_PROVIDED DATA:_
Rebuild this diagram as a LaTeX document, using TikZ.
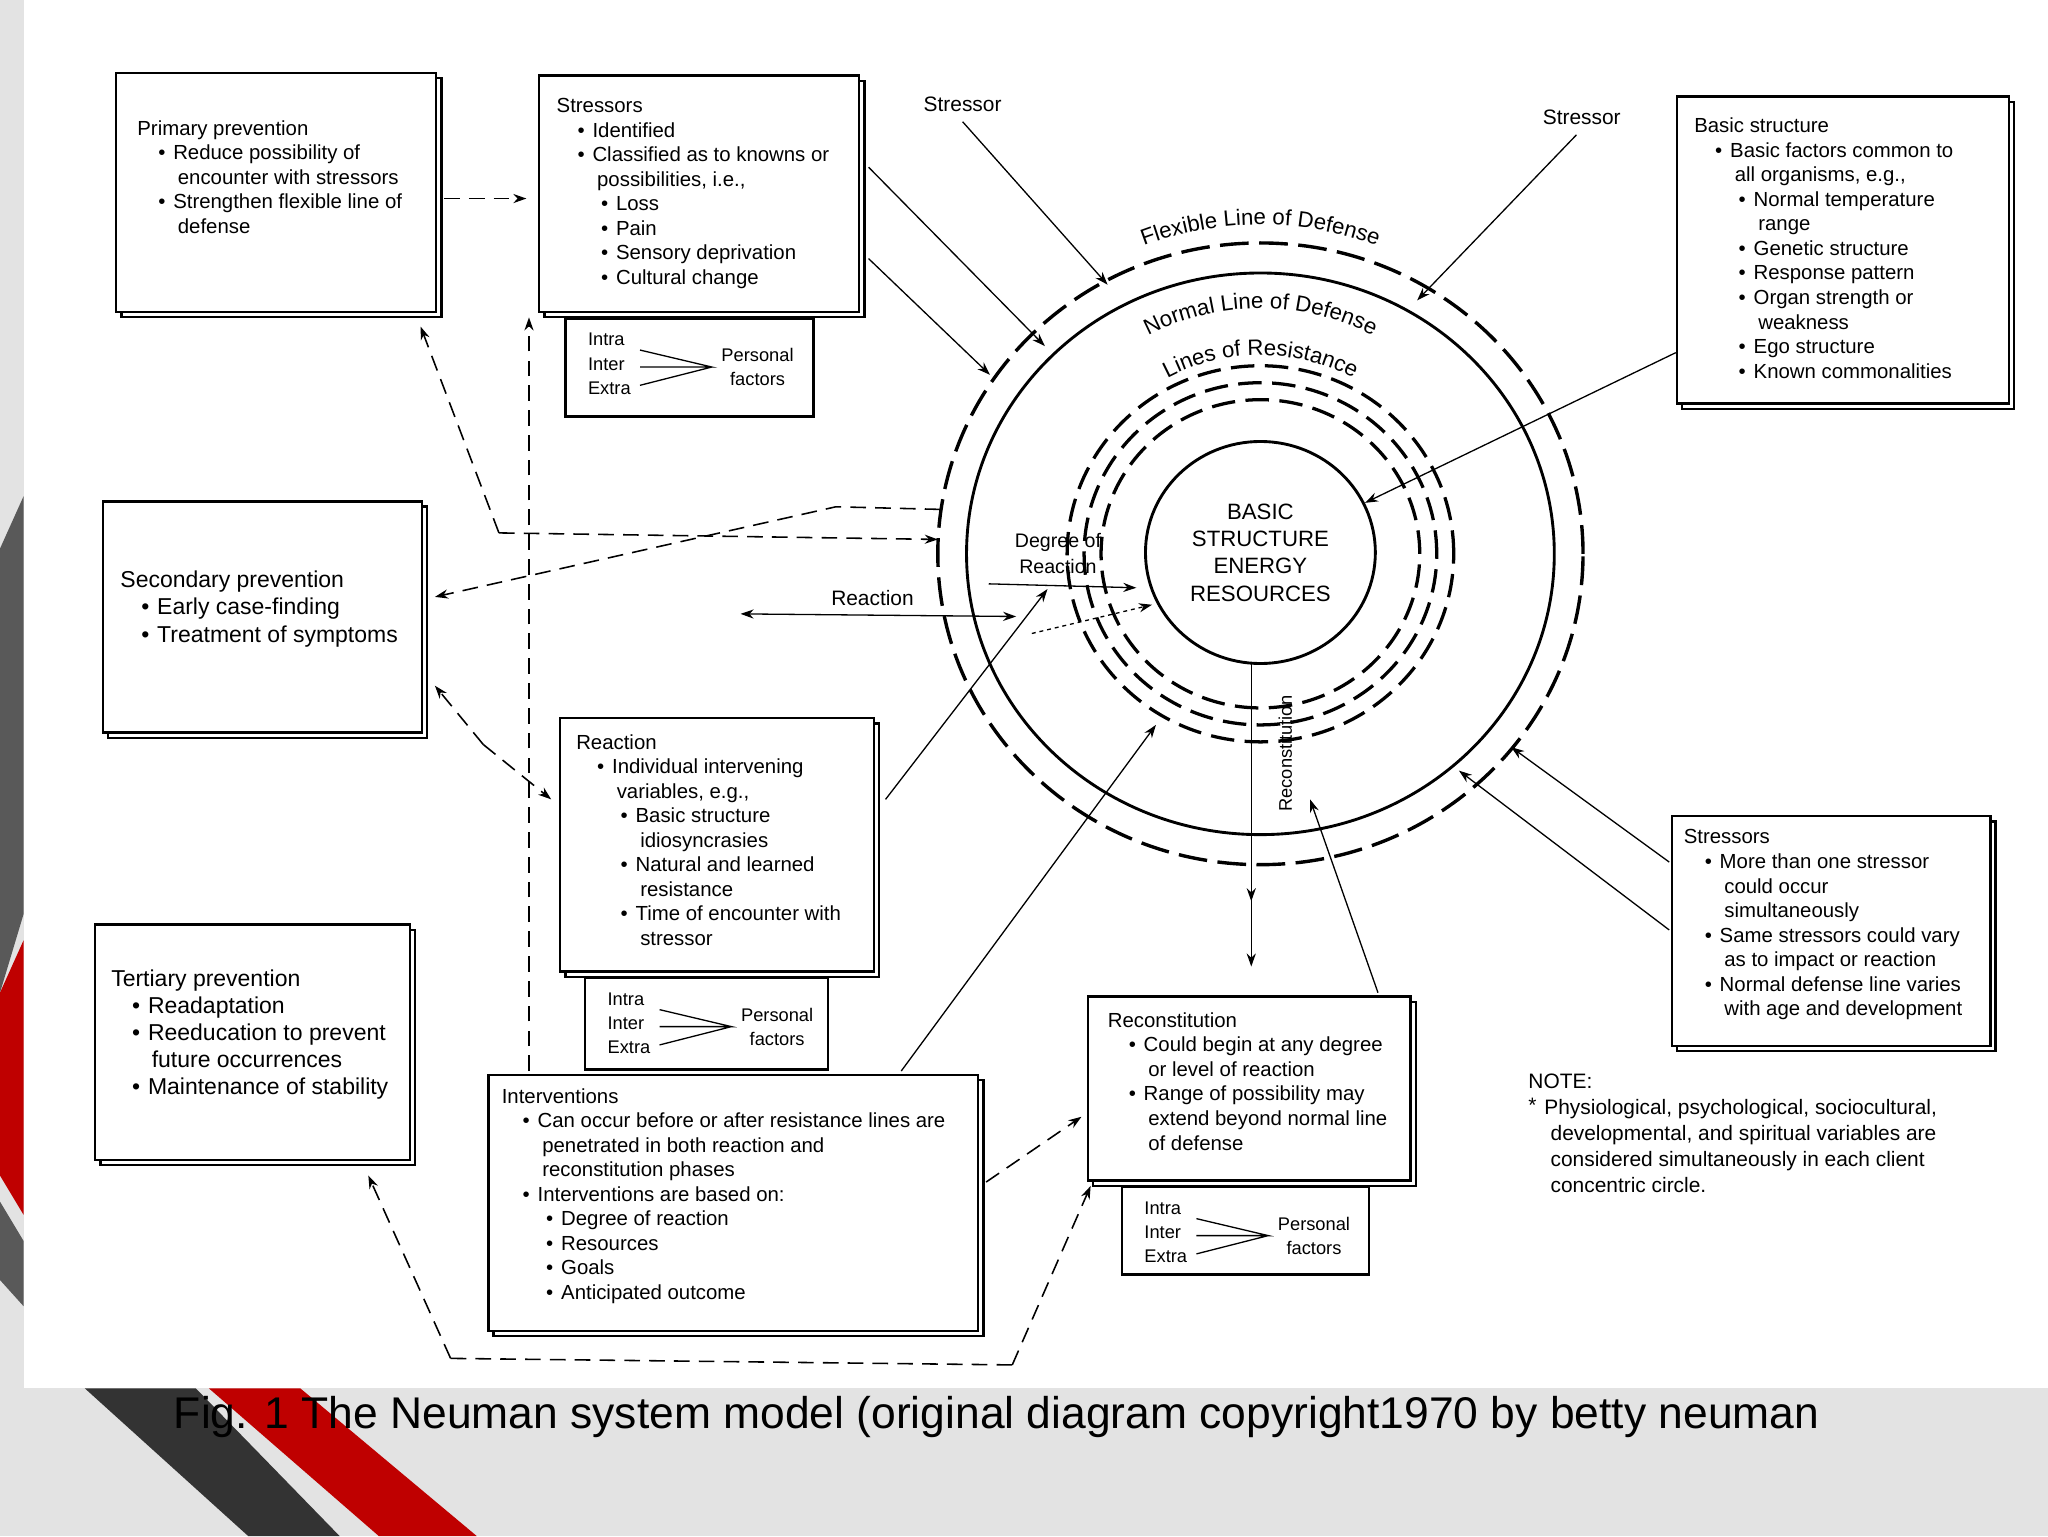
\documentclass[tikz,border=0pt]{standalone}
\usepackage{fontspec}
\setmainfont{Liberation Sans}
\usetikzlibrary{shadows,arrows.meta,decorations.text,calc,shapes.geometric}
\newcommand{\bi}{\hspace*{16pt}\textbullet\hspace{6pt}}
\newcommand{\bc}{\hspace*{31pt}}
\newcommand{\bii}{\hspace*{34pt}\textbullet\hspace{6pt}}
\newcommand{\bcc}{\hspace*{49pt}}
\begin{document}
\begin{tikzpicture}[x=1pt,y=1pt,
  bx/.style={draw,line width=1.8pt,fill=white,copy shadow={shadow xshift=4pt,shadow yshift=-4pt},inner sep=0pt,anchor=north west},
  pbx/.style={draw,line width=1.8pt,fill=white,inner sep=0pt,anchor=north west},
  txt/.style={anchor=north west,align=left,inner sep=0pt,font=\fontsize{15.6}{18.8}\selectfont},
  btxt/.style={anchor=north west,align=left,inner sep=0pt,font=\fontsize{17.6}{20.8}\selectfont},
  arr/.style={-{Stealth[length=10pt,width=7pt]},line width=1pt},
  darr/.style={-{Stealth[length=10pt,width=7pt]},line width=1.2pt,dash pattern=on 12pt off 7pt},
  dl/.style={line width=1.2pt,dash pattern=on 12pt off 7pt}]
\useasboundingbox (0,0) rectangle (1568,-1176);
% background
\fill[gray!22] (0,0) rectangle (1568,-1176);
\fill[white] (18,0) rectangle (1568,-1063);
\fill[gray!70!black] (0,-420) -- (18,-380) -- (18,-700) -- (0,-760) -- cycle;
\fill[red!75!black] (0,-760) -- (18,-720) -- (18,-930) -- (0,-900) -- cycle;
\fill[gray!70!black] (0,-920) -- (18,-950) -- (18,-1000) -- (0,-980) -- cycle;
\fill[black!80] (65,-1063) -- (150,-1063) -- (260,-1176) -- (190,-1176) -- cycle;
\fill[red!75!black] (160,-1063) -- (230,-1063) -- (365,-1176) -- (290,-1176) -- cycle;
\node[anchor=west,inner sep=0pt,font=\fontsize{34}{38}\selectfont] (cap) at (133,-1085) {Fig. 1 The Neuman system model (original diagram copyright1970 by betty neuman};
% circles
\coordinate (c) at (965,-424);
\draw[line width=2.6pt,dash pattern=on 22pt off 8pt] (c) ellipse [x radius=247,y radius=238];
\draw[line width=2.2pt] (c) ellipse [x radius=225,y radius=215];
\foreach \r in {148,135,122}
  \draw[line width=2.5pt,dash pattern=on 18pt off 8pt] (c) ellipse [x radius=\r,y radius=\r-4];
\node[draw,line width=2.2pt,ellipse,minimum width=176,minimum height=170,inner sep=0pt] (bs) at (965,-423) {};
\node[align=center,inner sep=0pt,font=\fontsize{17}{21}\selectfont] (bst) at (965,-423) {BASIC\\STRUCTURE\\ENERGY\\RESOURCES};
\path[decorate,decoration={text along path,text align=center,text={|\fontsize{17}{17}\selectfont|Flexible Line of Defense}}] ($(c)+(122:252)$) arc[start angle=122,end angle=58,radius=252];
\path[decorate,decoration={text along path,text align=center,text={|\fontsize{17}{17}\selectfont|Normal Line of Defense}}] ($(c)+(128:188)$) arc[start angle=128,end angle=52,radius=188];
\path[decorate,decoration={text along path,text align=center,text={|\fontsize{17}{17}\selectfont|Lines of Resistance}}] ($(c)+(128:152)$) arc[start angle=128,end angle=52,radius=152];
% boxes
\node[bx,minimum width=245,minimum height=183] (prim) at (88,-55) {};
\node[txt] at (105,-92) {Primary prevention\\\bi Reduce possibility of\\\bc encounter with stressors\\\bi Strengthen flexible line of\\\bc defense};
\node[bx,minimum width=245,minimum height=181] (str1) at (412,-57) {};
\node[txt] at (426,-75) {Stressors\\\bi Identified\\\bi Classified as to knowns or\\\bc possibilities, i.e.,\\\bii Loss\\\bii Pain\\\bii Sensory deprivation\\\bii Cultural change};
\node[bx,minimum width=254,minimum height=235] (bsb) at (1283,-73) {};
\node[txt] at (1297,-90) {Basic structure\\\bi Basic factors common to\\\bc all organisms, e.g.,\\\bii Normal temperature\\\bcc range\\\bii Genetic structure\\\bii Response pattern\\\bii Organ strength or\\\bcc weakness\\\bii Ego structure\\\bii Known commonalities};
\node[bx,minimum width=244,minimum height=177] (sec) at (78,-383) {};
\node[btxt] at (92,-437) {Secondary prevention\\\bi Early case-finding\\\bi Treatment of symptoms};
\node[bx,minimum width=240,minimum height=194] (rea) at (428,-549) {};
\node[txt] at (441,-562) {Reaction\\\bi Individual intervening\\\bc variables, e.g.,\\\bii Basic structure\\\bcc idiosyncrasies\\\bii Natural and learned\\\bcc resistance\\\bii Time of encounter with\\\bcc stressor};
\node[bx,minimum width=241,minimum height=180] (ter) at (72,-707) {};
\node[btxt] at (85,-742) {Tertiary prevention\\\bi Readaptation\\\bi Reeducation to prevent\\\bc future occurrences\\\bi Maintenance of stability};
\node[bx,minimum width=375,minimum height=196] (int) at (373,-822) {};
\node[txt] at (384,-833) {Interventions\\\bi Can occur before or after resistance lines are\\\bc penetrated in both reaction and\\\bc reconstitution phases\\\bi Interventions are based on:\\\bii Degree of reaction\\\bii Resources\\\bii Goals\\\bii Anticipated outcome};
\node[bx,minimum width=247,minimum height=141] (rec) at (832,-762) {};
\node[txt] at (848,-775) {Reconstitution\\\bi Could begin at any degree\\\bc or level of reaction\\\bi Range of possibility may\\\bc extend beyond normal line\\\bc of defense};
\node[bx,minimum width=244,minimum height=176] (str2) at (1279,-624) {};
\node[txt] at (1289,-635) {Stressors\\\bi More than one stressor\\\bc could occur\\\bc simultaneously\\\bi Same stressors could vary\\\bc as to impact or reaction\\\bi Normal defense line varies\\\bc with age and development};
\node[anchor=north west,align=left,inner sep=0pt,font=\fontsize{16}{20}\selectfont] (note) at (1170,-822) {NOTE:\\\hspace*{0pt}\raisebox{2pt}{*}\hspace{6pt}Physiological, psychological, sociocultural,\\\hspace*{17pt}developmental, and spiritual variables are\\\hspace*{17pt}considered simultaneously in each client\\\hspace*{17pt}concentric circle.};
% personal factor boxes
\foreach \n/\x/\y/\w/\h in {p1/432/243/190/75, p2/447/748/186/70, p3/858/908/189/67}{
  \node[pbx,minimum width=\w,minimum height=\h] (\n) at (\x,-\y) {};
  \node[txt,font=\fontsize{14}{18.5}\selectfont] at (\x+18,-\y-12) {Intra\\Inter\\Extra};
  \node[txt,font=\fontsize{14}{18.5}\selectfont,align=center,anchor=center] at (\x+148,-\y-38) {Personal\\factors};
  \draw[line width=1pt] (\x+58,-\y-25) -- (\x+113,-\y-38) -- (\x+58,-\y-38) (\x+113,-\y-38) -- (\x+58,-\y-52);
}
% labels
\node[font=\fontsize{16}{16}\selectfont] (s1) at (737,-80) {Stressor};
\node[font=\fontsize{16}{16}\selectfont] (s2) at (1211,-90) {Stressor};
\node[font=\fontsize{16}{16}\selectfont] (rl) at (668,-458) {Reaction};
\node[align=center,font=\fontsize{15}{20}\selectfont] (dr) at (810,-424) {Degree of\\Reaction};
\node[rotate=90,font=\fontsize{14}{14}\selectfont] (rcl) at (984,-577) {Reconstitution};
% solid arrows
\draw[arr] (s1.south) ++(0,-4) -- (848,-218);
\draw[arr] (s2.south) ++(-4,-4) -- (1085,-230);
\draw[arr] (665,-128) -- (800,-265);
\draw[arr] (665,-198) -- (758,-287);
\draw[arr] (1283,-270) -- (1045,-385);
\draw[arr] (1278,-660) -- (1157,-572);
\draw[arr] (1278,-712) -- (1117,-590);
\draw[arr] (958,-508) -- (958,-690);
\draw[arr] (958,-680) -- (958,-740);
\draw[arr] (1055,-760) -- (1003,-612);
\draw[{Stealth[length=10pt,width=7pt]}-{Stealth[length=10pt,width=7pt]},line width=1pt] (567,-470) -- (778,-472);
\draw[arr] (757,-447) -- (870,-450);
\draw[arr,dashed] (790,-485) -- (882,-463);
\draw[arr] (678,-612) -- (802,-451);
\draw[arr] (690,-820) -- (885,-555);
% dashed connectors
\draw[darr] (340,-152) -- (403,-152);
\draw[darr] (405,-820) -- (405,-243);
\draw[darr] (382,-408) -- (322,-250);
\draw[darr] (382,-408) -- (718,-413);
\draw[darr] (720,-390) -- (640,-388) -- (333,-457);
\draw[darr] (370,-570) -- (333,-525);
\draw[darr] (370,-570) -- (422,-612);
\draw[darr] (345,-1040) -- (282,-900);
\draw[dl] (345,-1040) -- (775,-1045);
\draw[darr] (775,-1045) -- (835,-908);
\draw[darr] (755,-905) -- (828,-855);
\end{tikzpicture}
\end{document}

_TASK REQUIREMENTS:_ Show each line holding the word "diagram".

_RESULT FOR THIS EXERCISE:_
Rebuild this diagram as a LaTeX document, using TikZ.
\node[anchor=west,inner sep=0pt,font=\fontsize{34}{38}\selectfont] (cap) at (133,-1085) {Fig. 1 The Neuman system model (original diagram copyright1970 by betty neuman};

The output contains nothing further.